Text by Lauri Laanisto
A book chapter for a change. Review of all the volatile organic compounds that plants emit when they experience 1) high temperatures; 2) low temperatures; 3) drought; 4) flooding. Thus, this review covers most of the main factors of abiotic stress, more or less following the same topical build-up than couple of macroecological and macrophysiological papers from past decade, like Niinemets & Valladares 2006 EcolMonogr (link to full text) and Laanisto & Niinemets 2015 GEB (link to full text) (link to blog post). Except it does not cover shading. But not to worry. We´ll also have a fresh review paper (Grubb review nr 3) out about shade and how it affects plants (link to full text) – I´ll be blogging about that one in the coming days. Anyways – it seems the next step would be to put all this knowledge together, from BVOCs to species biogeography and phylogenetic background. Simple, ehh…
Citation: Copolovici, L., & Niinemets, Ü. (2016). Environmental Impacts on Plant Volatile Emission. In: Deciphering Chemical Language of Plant Communication (pp. 35-59), Blande, J. D., & Glinwood, R. (Eds.), Springer International Publishing. (link to full text)
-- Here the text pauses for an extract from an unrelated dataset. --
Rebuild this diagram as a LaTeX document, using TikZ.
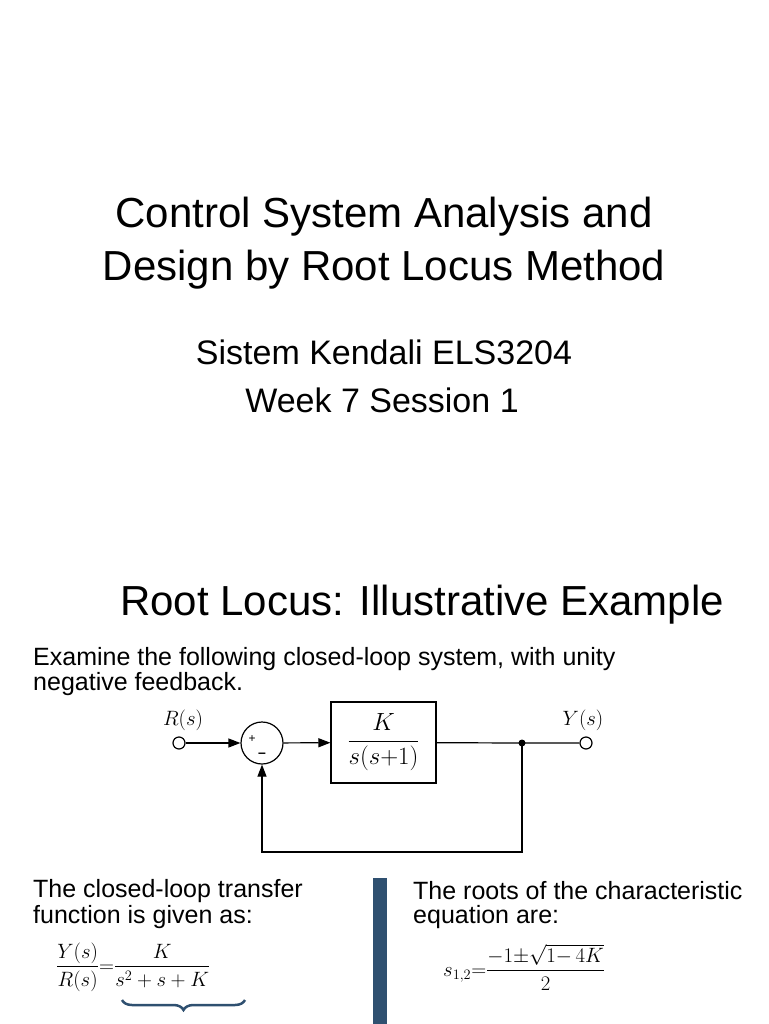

Plants in their natural environment are often exposed to a variety of environmental stresses. This chapter emphasises the importance of distinguishing among stress effects on constitutive and stress-induced volatile emissions and, within constitutive emissions, among stress effects on emissions from specialised storage compartments (storage emissions) and de novo emissions. Among constitutive emissions, de novo emissions are typically more sensitive to stress than storage emissions. Depending on stress severity, the emission response is either physiological or the emission response is controlled at the gene expression level. This chapter analyses the impacts of heat, cold, drought and waterlogging stresses on constitutive and induced emissions, highlights similarities and differences of various stresses on volatile release and outlines the gaps in knowledge. We argue that for a fully mechanistic understanding of environmental impacts on plant chemical communication channels, more work is needed to obtain quantitative stress dose versus emission responses for different stresses in species of differing stress tolerance.